Claims of Improper Purpose
The defendants contended that the IRS had conducted third-party contacts for improper purposes, which the court assessed critically. The court reiterated the IRS's broad authority to issue summonses and conduct investigations under 26 U.S.C. §§ 7602(a) and (b). It found that the IRS's actions in this case fell well within authorized investigatory purposes, thereby rejecting the defendants' claims of impropriety. The court maintained that the IRS's conduct did not violate any legal standards as the agency acted within its statutory framework. Thus, the court deemed the objection regarding the motives behind the IRS's contacts as insufficient to warrant suppression of the evidence gathered.
Notice Requirements and Suppression
The court addressed the defendants' arguments regarding the IRS's failure to provide notice for third-party summonses, referencing 26 U.S.C. § 7602(c). Despite acknowledging the lack of notice, the court emphasized that suppression of evidence is not an appropriate remedy for statutory violations unless explicitly provided for by Congress. It cited relevant case law indicating that the exclusionary rule applies primarily when a statutory violation implicates significant constitutional rights. The court concluded that even if the IRS had technically violated the notice requirements, the consequences would not include suppression, as no specific statutory remedy for such an infraction existed.

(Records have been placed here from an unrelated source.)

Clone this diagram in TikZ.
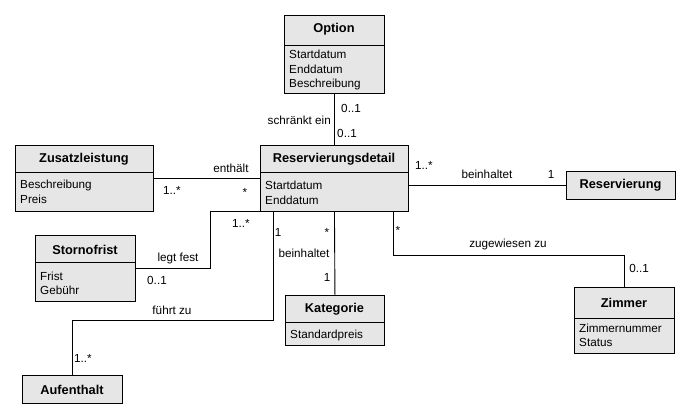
\documentclass[tikz,border=0pt]{standalone}
\usepackage{fontspec}
\setmainfont{Liberation Sans}
\definecolor{boxgray}{HTML}{E6E6E6}
\tikzset{
  cls/.style={draw, fill=boxgray, line width=0.9pt, anchor=north west, inner sep=0pt},
  ttl/.style={font=\fontsize{12.8}{14}\selectfont\bfseries, inner sep=0pt},
  attr/.style={font=\fontsize{11.7}{14}\selectfont, anchor=west, inner sep=0pt},
  lbl/.style={font=\fontsize{11.7}{14}\selectfont, inner sep=0pt},
  conn/.style={line width=0.9pt},
  divl/.style={line width=0.9pt}
}
\newcommand{\UMLbox}[5]{% name, x, y, w, h
  \node[cls, minimum width=#4pt, minimum height=#5pt] (#1) at (#2,#3) {};
}
\begin{document}
\begin{tikzpicture}[x=1pt,y=-1pt]
\useasboundingbox[fill=white] (0,0) rectangle (698,419);

% Option
\UMLbox{opt}{284}{15}{100}{78}
\draw[divl] (284,45) -- (384,45);
\node[ttl] (optT) at (334,29) {Option};
\node[attr] (optA1) at (289,54) {Startdatum};
\node[attr] (optA2) at (289,69) {Enddatum};
\node[attr] (optA3) at (289,84) {Beschreibung};

% Reservierungsdetail
\UMLbox{rd}{260}{145}{148}{66}
\draw[divl] (260,172) -- (408,172);
\node[ttl] (rdT) at (334,159) {Reservierungsdetail};
\node[attr] (rdA1) at (265,185) {Startdatum};
\node[attr] (rdA2) at (265,200) {Enddatum};

% Zusatzleistung
\UMLbox{zl}{15}{145}{138}{66}
\draw[divl] (15,172) -- (153,172);
\node[ttl] (zlT) at (84,159) {Zusatzleistung};
\node[attr] (zlA1) at (20,185) {Beschreibung};
\node[attr] (zlA2) at (20,199) {Preis};

% Reservierung
\UMLbox{res}{566}{171}{109}{28}
\node[ttl] (resT) at (620.5,185.5) {Reservierung};

% Stornofrist
\UMLbox{sf}{35}{235}{100}{66}
\draw[divl] (35,262) -- (135,262);
\node[ttl] (sfT) at (85,250) {Stornofrist};
\node[attr] (sfA1) at (40,276) {Frist};
\node[attr] (sfA2) at (40,290) {Gebühr};

% Kategorie
\UMLbox{kat}{285}{295}{99}{50}
\draw[divl] (285,322) -- (384,322);
\node[ttl] (katT) at (334.5,309) {Kategorie};
\node[attr] (katA1) at (290,335) {Standardpreis};

% Zimmer
\UMLbox{zim}{574}{287}{100}{66}
\draw[divl] (574,318) -- (674,318);
\node[ttl] (zimT) at (624,303) {Zimmer};
\node[attr] (zimA1) at (579,328) {Zimmernummer};
\node[attr] (zimA2) at (579,342) {Status};

% Aufenthalt
\UMLbox{auf}{22}{375}{100}{28}
\node[ttl] (aufT) at (72,389.5) {Aufenthalt};

% connectors
\draw[conn] (opt.south) -- (rd.north);
\draw[conn] (zl.east) -- (rd.west);
\draw[conn] (rd.east |- res.west) -- (res.west);
\coordinate (lf) at (210,268);
\draw[conn] (sf.east |- lf) -- (lf) |- (rd.south west);
\coordinate (fz1) at (273,211);
\coordinate (fz2) at (273,320);
\draw[conn] (fz1) -- (fz2) -| (auf.north);
\draw[conn] (rd.south) -- (kat.north);
\coordinate (zz1) at (393,211);
\coordinate (zz2) at (393,255);
\draw[conn] (zz1) -- (zz2) -| (zim.north);

% labels
\node[lbl] (l1) at (351,108) {0..1};
\node[lbl, anchor=east] (l2) at (331,120) {schränkt ein};
\node[lbl] (l3) at (347,133) {0..1};
\node[lbl] (l4) at (231,168) {enthält};
\node[lbl] (l5) at (172,190) {1..*};
\node[lbl] (l6) at (245,192) {*};
\node[lbl] (l7) at (424,165) {1..*};
\node[lbl] (l8) at (487,174) {beinhaltet};
\node[lbl] (l9) at (551,174) {1};
\node[lbl] (l10) at (178,258) {legt fest};
\node[lbl] (l11) at (241,223) {1..*};
\node[lbl] (l12) at (157,280) {0..1};
\node[lbl] (l13) at (172,310) {führt zu};
\node[lbl] (l14) at (83,358) {1..*};
\node[lbl] (l15) at (278,232) {1};
\node[lbl] (l16) at (327,232) {*};
\node[lbl] (l17) at (304,253) {beinhaltet};
\node[lbl] (l18) at (327,277) {1};
\node[lbl] (l19) at (398,230) {*};
\node[lbl] (l20) at (508,244) {zugewiesen zu};
\node[lbl] (l21) at (639,268) {0..1};
\end{tikzpicture}
\end{document}
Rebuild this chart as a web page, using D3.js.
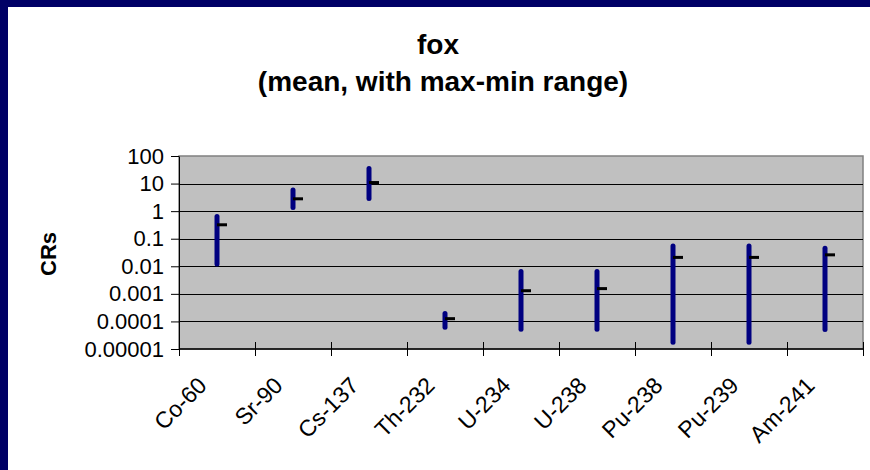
<!DOCTYPE html>
<html>
<head>
<meta charset="utf-8">
<script src="https://cdn.jsdelivr.net/npm/d3@7"></script>
<style>
  html, body { margin: 0; padding: 0; background: #ffffff; }
  svg { display: block; }
  text { font-family: "Liberation Sans", Arial, sans-serif; fill: #000; }
</style>
</head>
<body>
<svg id="chart" width="870" height="470"></svg>
<script>
// Radionuclides on the category axis
const categories = ["Co-60", "Sr-90", "Cs-137", "Th-232", "U-234", "U-238", "Pu-238", "Pu-239", "Am-241"];
// Concentration ratios: maximum, minimum and mean per nuclide
const maxValues  = [0.64, 5.8, 35, 0.000195, 0.0065, 0.0065, 0.054, 0.054, 0.045];
const minValues  = [0.012, 1.35, 2.9, 0.000062, 0.000052, 0.000052, 0.0000177, 0.0000177, 0.000051];
const meanValues = [0.32, 2.8, 10.9, 0.000126, 0.0013, 0.00155, 0.021, 0.021, 0.026];
// Log axis ticks and their printed labels
const yTickValues = [0.00001, 0.0001, 0.001, 0.01, 0.1, 1, 10, 100];
const yTickLabels = ["0.00001", "0.0001", "0.001", "0.01", "0.1", "1", "10", "100"];

const svg = d3.select("#chart");
const W = 870, H = 470;

// navy frame around the white chart area
svg.append("rect").attr("x", 0).attr("y", 0).attr("width", W).attr("height", H).attr("fill", "#000066");
svg.append("rect").attr("x", 8).attr("y", 7).attr("width", W - 8).attr("height", H - 7).attr("fill", "#ffffff");

const plot = { left: 179, right: 863, top: 156, bottom: 349 };

const x = d3.scaleBand().domain(categories).range([plot.left, plot.right]);
const y = d3.scaleLog().domain([0.00001, 100]).range([plot.bottom, plot.top]);

// plot area background
svg.append("rect")
  .attr("x", plot.left).attr("y", plot.top)
  .attr("width", plot.right - plot.left).attr("height", plot.bottom - plot.top)
  .attr("fill", "#c0c0c0").attr("stroke", "#808080").attr("stroke-width", 1.5);

// horizontal gridlines at each decade
svg.append("g").selectAll("line")
  .data(yTickValues.slice(1, -1))
  .join("line")
  .attr("x1", plot.left).attr("x2", plot.right)
  .attr("y1", d => Math.round(y(d)) + 0.5).attr("y2", d => Math.round(y(d)) + 0.5)
  .attr("stroke", "#000").attr("stroke-width", 1);

// y axis
const yAxis = d3.axisLeft(y)
  .tickValues(yTickValues)
  .tickFormat((d, i) => yTickLabels[i])
  .tickSize(8)
  .tickPadding(7)
  .tickSizeOuter(0);
const yG = svg.append("g").attr("transform", `translate(${plot.left},0)`).call(yAxis);
yG.select(".domain").attr("stroke", "#000");
yG.selectAll(".tick line").attr("stroke", "#000");
yG.selectAll(".tick text")
  .style("font-family", "'Liberation Sans', Arial, sans-serif")
  .style("font-size", "22px").attr("fill", "#000");

// x axis: ticks on category boundaries, crossing the axis line
const bounds = categories.map(c => x(c)).concat([plot.right]);
svg.append("line")
  .attr("x1", plot.left).attr("x2", plot.right)
  .attr("y1", plot.bottom).attr("y2", plot.bottom)
  .attr("stroke", "#000").attr("stroke-width", 1.5);
svg.append("g").selectAll("line")
  .data(bounds)
  .join("line")
  .attr("x1", d => Math.round(d) + 0.5).attr("x2", d => Math.round(d) + 0.5)
  .attr("y1", plot.bottom - 7).attr("y2", plot.bottom + 7)
  .attr("stroke", "#000").attr("stroke-width", 1);

// rotated category labels
svg.append("g").selectAll("text")
  .data(categories)
  .join("text")
  .attr("transform", d => `translate(${x(d) + x.bandwidth() / 2 - 9},387) rotate(-45)`)
  .attr("text-anchor", "end")
  .style("font-size", "23px")
  .text(d => d);

// max-min range lines
const rows = categories.map((c, i) => ({ c, max: maxValues[i], min: minValues[i], mean: meanValues[i] }));
svg.append("g").selectAll("line")
  .data(rows)
  .join("line")
  .attr("x1", d => x(d.c) + x.bandwidth() / 2).attr("x2", d => x(d.c) + x.bandwidth() / 2)
  .attr("y1", d => y(d.max)).attr("y2", d => y(d.min))
  .attr("stroke", "#000080").attr("stroke-width", 5).attr("stroke-linecap", "round");

// mean markers (right-hand ticks)
svg.append("g").selectAll("line")
  .data(rows)
  .join("line")
  .attr("x1", d => x(d.c) + x.bandwidth() / 2).attr("x2", d => x(d.c) + x.bandwidth() / 2 + 10)
  .attr("y1", d => y(d.mean)).attr("y2", d => y(d.mean))
  .attr("stroke", "#000").attr("stroke-width", 3);

// titles
svg.append("text").attr("x", 438).attr("y", 54).attr("text-anchor", "middle")
  .style("font-size", "28px").style("font-weight", "bold").text("fox");
svg.append("text").attr("x", 443).attr("y", 91).attr("text-anchor", "middle")
  .style("font-size", "28px").style("font-weight", "bold").text("(mean, with max-min range)");

svg.append("text")
  .attr("transform", "translate(56,254) rotate(-90)")
  .attr("text-anchor", "middle")
  .style("font-size", "22px").style("font-weight", "bold")
  .text("CRs");
</script>
</body>
</html>
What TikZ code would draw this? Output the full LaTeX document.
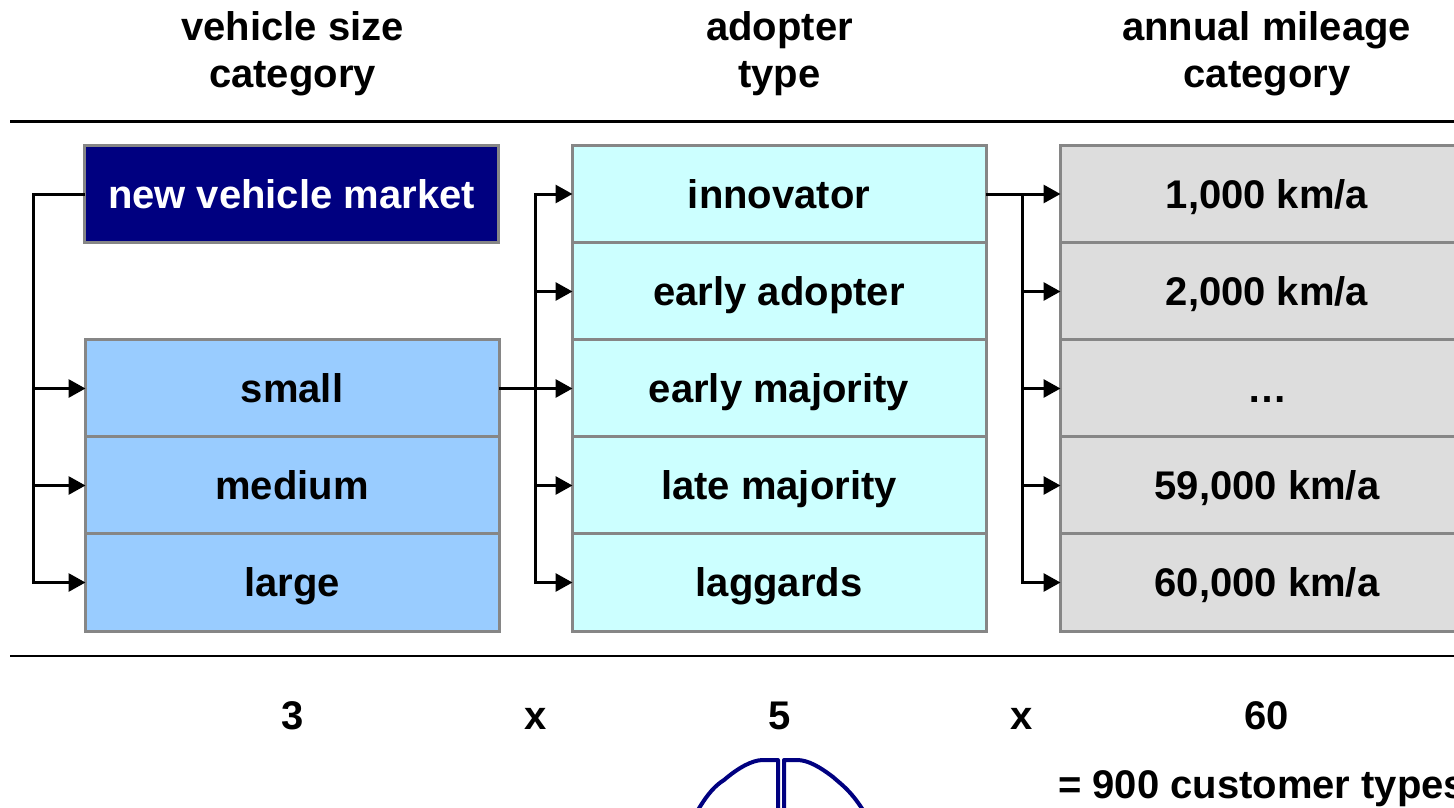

IRS Issuance of Summonses for Criminal Investigations
The court examined the defendants' argument that the IRS could not issue summonses solely for criminal investigations. It noted that statutory amendments made by the Tax Equity and Fiscal Responsibility Act of 1982 clarified that the IRS could issue summonses for criminal tax purposes as long as no referral to the Department of Justice had occurred. The court found that the criminal referral in this case had been made prior to any summons issuance, thus aligning the IRS's actions with statutory provisions. The court affirmed that there was no indication of bad faith on the part of the IRS agents and supported this conclusion with evidence from the record, leading to the determination that the IRS's conduct was lawful.